If you refuse to cooperate with the audit or fail to produce records, the carrier can impose an audit noncompliance charge of up to two times your estimated annual premium. Over 30 states have adopted this rule, and carriers enforce it aggressively because an unauditable policy is an unknown risk. The noncompliance charge is designed to sting badly enough that producing the records is always the better option.

Consequences of Operating Without Coverage

The penalties for running a business without required workers’ comp coverage are severe across every state, though the specific amounts and mechanisms vary. Common consequences include daily or weekly fines that accumulate for every day of noncompliance, stop-work orders that shut down business operations until coverage is obtained, and personal liability for corporate officers. Some states treat willful failure to insure as a criminal offense, elevating it from a fine to potential jail time.

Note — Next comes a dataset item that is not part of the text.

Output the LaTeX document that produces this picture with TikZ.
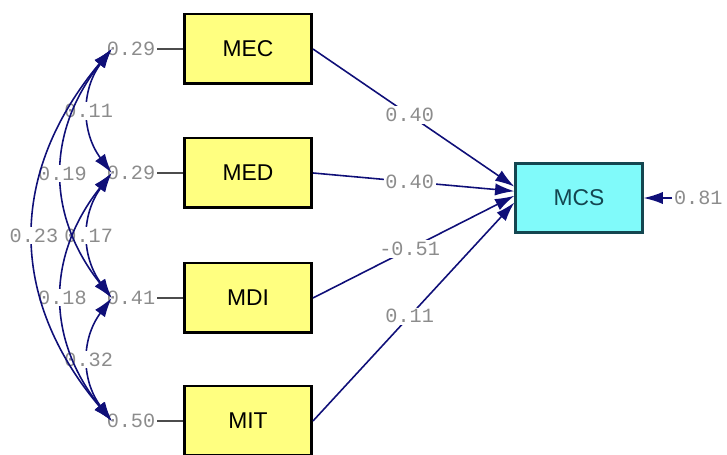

Beyond the regulatory penalties, an uninsured employer loses the liability protections that workers’ comp provides. If an employee gets hurt and you have no coverage, the employee can sue you directly in civil court for the full cost of their injuries, and in many states the legal deck is stacked against the employer in that lawsuit.1Social Security Administration. Workers’ Compensation, Social Security Disability Insurance, and the Offset: A Fact Sheet The damages in a civil suit are uncapped, unlike the scheduled benefits under a workers’ comp policy. A single serious injury to an uninsured employee can financially destroy a small business.

Even a short gap in coverage, such as forgetting to renew or switching carriers without overlapping effective dates, counts as a period of noncompliance. Set calendar reminders well before your renewal date and confirm with your new carrier that binding is complete before allowing the old policy to lapse.